BEGIN Data rows
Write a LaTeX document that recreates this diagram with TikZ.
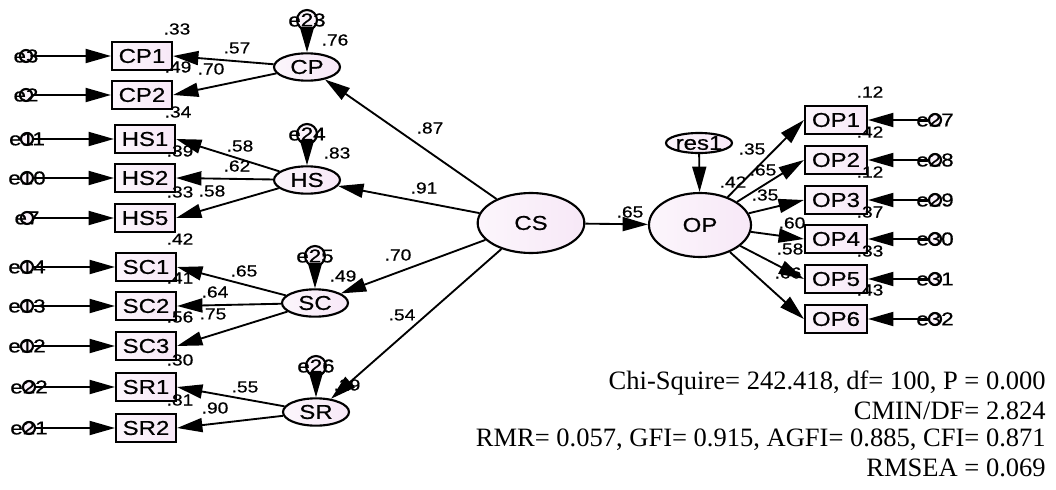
\documentclass[tikz,border=0pt]{standalone}
\usepackage{fontspec}
\setsansfont{Liberation Sans}[FakeStretch=1.2,FakeBold=0.6]
\setmainfont{Liberation Serif}
\usetikzlibrary{shapes.geometric,arrows.meta}
\definecolor{amospink}{RGB}{247,232,247}
\begin{document}
\begin{tikzpicture}[x=0.75pt,y=-0.75pt,
  conn/.style={line width=1.4pt,-{Triangle[length=19pt,width=10.5pt]}},
  obs/.style={draw,line width=1.6pt,rectangle,minimum width=45pt,minimum height=21pt,inner sep=0pt,
    left color=amospink!40!white,right color=amospink,font=\sffamily\fontsize{15}{15}\selectfont},
  lat/.style={draw,line width=1.6pt,ellipse,minimum width=49.5pt,minimum height=20.5pt,inner sep=0pt,
    left color=amospink!40!white,right color=amospink,font=\sffamily\fontsize{15}{15}\selectfont},
  biglat/.style={lat,minimum width=80pt,minimum height=45pt},
  err/.style={draw,line width=1.6pt,circle,minimum size=9pt,inner sep=0pt,fill=amospink!50!white},
  errbig/.style={err,minimum size=15pt},
  errtxt/.style={font=\sffamily\fontsize{14}{14}\selectfont,inner sep=0pt},
  lbl/.style={font=\sffamily\fontsize{12}{12}\selectfont,inner sep=0pt},
  stat/.style={font=\fontsize{19.9}{21}\selectfont,anchor=east,inner sep=0pt}]
\useasboundingbox (0,0) rectangle (1056,489);

% observed indicators, left block
\node[obs] (cp1) at (142,56) {CP1};
\node[obs] (cp2) at (142,95) {CP2};
\node[obs] (hs1) at (145,139) {HS1};
\node[obs] (hs2) at (145,178) {HS2};
\node[obs] (hs5) at (145,218) {HS5};
\node[obs] (sc1) at (146,267) {SC1};
\node[obs] (sc2) at (146,306) {SC2};
\node[obs] (sc3) at (146,346) {SC3};
\node[obs] (sr1) at (146,387) {SR1};
\node[obs] (sr2) at (146,428) {SR2};

% measurement errors, left block
\node[err,label={[errtxt]center:e3}]  (e3)  at (26,56) {};
\node[err,label={[errtxt]center:e2}]  (e2)  at (26,95) {};
\node[err,label={[errtxt]center:e11}] (e11) at (27,139) {};
\node[err,label={[errtxt]center:e10}] (e10) at (27,178) {};
\node[err,label={[errtxt]center:e7}]  (e7)  at (27,218) {};
\node[err,label={[errtxt]center:e14}] (e14) at (27,267) {};
\node[err,label={[errtxt]center:e13}] (e13) at (27,306) {};
\node[err,label={[errtxt]center:e12}] (e12) at (27,346) {};
\node[err,label={[errtxt]center:e22}] (e22) at (29,387) {};
\node[err,label={[errtxt]center:e21}] (e21) at (29,428) {};

% first-order factors
\node[lat] (cp) at (307,67) {CP};
\node[lat] (hs) at (307,180) {HS};
\node[lat] (sc) at (315,303) {SC};
\node[lat] (sr) at (316,412) {SR};

% disturbances of the first-order factors
\node[errbig,label={[errtxt]center:e23}] (e23) at (307,20) {};
\node[errbig,label={[errtxt]center:e24}] (e24) at (307,134) {};
\node[errbig,label={[errtxt]center:e25}] (e25) at (315,256) {};
\node[errbig,label={[errtxt]center:e26}] (e26) at (316,366) {};

% second-order factor and outcome
\node[biglat] (cs) at (531,223) {CS};
\node[biglat,minimum width=76.5pt,minimum height=48pt] (op) at (700,225) {OP};
\node[lat,minimum width=39pt,minimum height=15pt] (res1) at (699,143) {res1};

% outcome indicators
\node[obs,minimum width=46.5pt] (op1) at (836,120) {OP1};
\node[obs,minimum width=46.5pt] (op2) at (836,160) {OP2};
\node[obs,minimum width=46.5pt] (op3) at (836,200) {OP3};
\node[obs,minimum width=46.5pt] (op4) at (836,239) {OP4};
\node[obs,minimum width=46.5pt] (op5) at (836,279) {OP5};
\node[obs,minimum width=46.5pt] (op6) at (836,319) {OP6};

\node[err,label={[errtxt]center:e27}] (e27) at (935,120) {};
\node[err,label={[errtxt]center:e28}] (e28) at (935,160) {};
\node[err,label={[errtxt]center:e29}] (e29) at (935,200) {};
\node[err,label={[errtxt]center:e30}] (e30) at (935,239) {};
\node[err,label={[errtxt]center:e31}] (e31) at (935,279) {};
\node[err,label={[errtxt]center:e32}] (e32) at (935,319) {};

% error paths
\foreach \e/\v in {e3/cp1,e2/cp2,e11/hs1,e10/hs2,e7/hs5,e14/sc1,e13/sc2,e12/sc3,e22/sr1,e21/sr2,
                   e27/op1,e28/op2,e29/op3,e30/op4,e31/op5,e32/op6,
                   e23/cp,e24/hs,e25/sc,e26/sr,res1/op}
  \draw[conn] (\e) -- (\v);

% loadings
\foreach \f/\v in {cp/cp1,cp/cp2,hs/hs1,hs/hs2,hs/hs5,sc/sc1,sc/sc2,sc/sc3,sr/sr1,sr/sr2}
  \draw[conn] (\f) -- (\v.east);
\foreach \v in {op1,op2,op3,op4,op5,op6}
  \draw[conn] (op) -- (\v.west);
\foreach \f in {cp,hs,sc,sr,op}
  \draw[conn] (cs) -- (\f);

% estimates
\node[lbl] (r1) at (177,29) {.33};
\node[lbl] (r2) at (335,40) {.76};
\node[lbl] (r3) at (237,48) {.57};
\node[lbl] (r4) at (178,67) {.49};
\node[lbl] (r5) at (211,69) {.70};
\node[lbl] (r6) at (178,112) {.34};
\node[lbl] (r7) at (240,146) {.58};
\node[lbl] (r8) at (180,151) {.39};
\node[lbl] (r9) at (237,166) {.62};
\node[lbl] (r10) at (337,153) {.83};
\node[lbl] (r11) at (180,192) {.33};
\node[lbl] (r12) at (212,191) {.58};
\node[lbl] (r13) at (180,239) {.42};
\node[lbl] (r14) at (244,271) {.65};
\node[lbl] (r15) at (180,278) {.41};
\node[lbl] (r16) at (215,292) {.64};
\node[lbl] (r17) at (180,317) {.56};
\node[lbl] (r18) at (213,314) {.75};
\node[lbl] (r19) at (343,276) {.49};
\node[lbl] (r20) at (180,360) {.30};
\node[lbl] (r21) at (245,387) {.55};
\node[lbl] (r22) at (180,400) {.81};
\node[lbl] (r23) at (215,408) {.90};
\node[lbl] (r24) at (347,385) {.29};
\node[lbl] (r25) at (430,128) {.87};
\node[lbl] (r26) at (424,188) {.91};
\node[lbl] (r27) at (398,255) {.70};
\node[lbl] (r28) at (402,315) {.54};
\node[lbl] (r29) at (630,212) {.65};
\node[lbl] (r30) at (870,92) {.12};
\node[lbl] (r31) at (870,132) {.42};
\node[lbl] (r32) at (870,172) {.12};
\node[lbl] (r33) at (870,212) {.37};
\node[lbl] (r34) at (870,251) {.33};
\node[lbl] (r35) at (870,290) {.43};
\node[lbl] (r36) at (752,149) {.35};
\node[lbl] (r37) at (763,170) {.65};
\node[lbl] (r38) at (733,182) {.42};
\node[lbl] (r39) at (765,195) {.35};
\node[lbl] (r40) at (792,223) {.60};
\node[lbl] (r41) at (790,249) {.58};
\node[lbl] (r42) at (788,273) {.66};

% fit statistics
\node[stat] (s1) at (1046,383) {Chi-Squire= 242.418, df= 100, P = 0.000};
\node[stat] (s2) at (1046,411) {CMIN/DF= 2.824};
\node[stat] (s3) at (1046,440) {RMR= 0.057, GFI= 0.915, AGFI= 0.885, CFI= 0.871};
\node[stat] (s4) at (1046,468) {RMSEA = 0.069};
\end{tikzpicture}
\end{document}
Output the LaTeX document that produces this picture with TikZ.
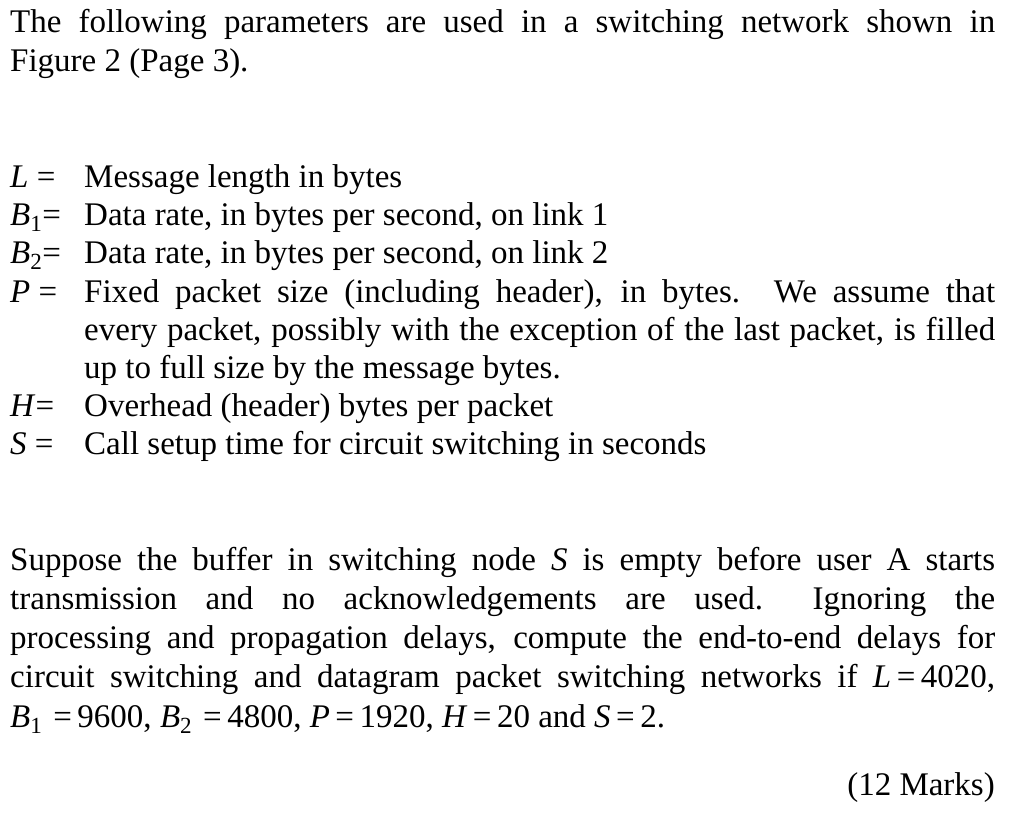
END Data rows
Give again, exactly, the lines from the start of the data through the one holding "(0,0) rectangle (1056,489);"; omit the pictures.

Written solution:
Write a LaTeX document that recreates this diagram with TikZ.
\documentclass[tikz,border=0pt]{standalone}
\usepackage{fontspec}
\setsansfont{Liberation Sans}[FakeStretch=1.2,FakeBold=0.6]
\setmainfont{Liberation Serif}
\usetikzlibrary{shapes.geometric,arrows.meta}
\definecolor{amospink}{RGB}{247,232,247}
\begin{document}
\begin{tikzpicture}[x=0.75pt,y=-0.75pt,
  conn/.style={line width=1.4pt,-{Triangle[length=19pt,width=10.5pt]}},
  obs/.style={draw,line width=1.6pt,rectangle,minimum width=45pt,minimum height=21pt,inner sep=0pt,
    left color=amospink!40!white,right color=amospink,font=\sffamily\fontsize{15}{15}\selectfont},
  lat/.style={draw,line width=1.6pt,ellipse,minimum width=49.5pt,minimum height=20.5pt,inner sep=0pt,
    left color=amospink!40!white,right color=amospink,font=\sffamily\fontsize{15}{15}\selectfont},
  biglat/.style={lat,minimum width=80pt,minimum height=45pt},
  err/.style={draw,line width=1.6pt,circle,minimum size=9pt,inner sep=0pt,fill=amospink!50!white},
  errbig/.style={err,minimum size=15pt},
  errtxt/.style={font=\sffamily\fontsize{14}{14}\selectfont,inner sep=0pt},
  lbl/.style={font=\sffamily\fontsize{12}{12}\selectfont,inner sep=0pt},
  stat/.style={font=\fontsize{19.9}{21}\selectfont,anchor=east,inner sep=0pt}]
\useasboundingbox (0,0) rectangle (1056,489);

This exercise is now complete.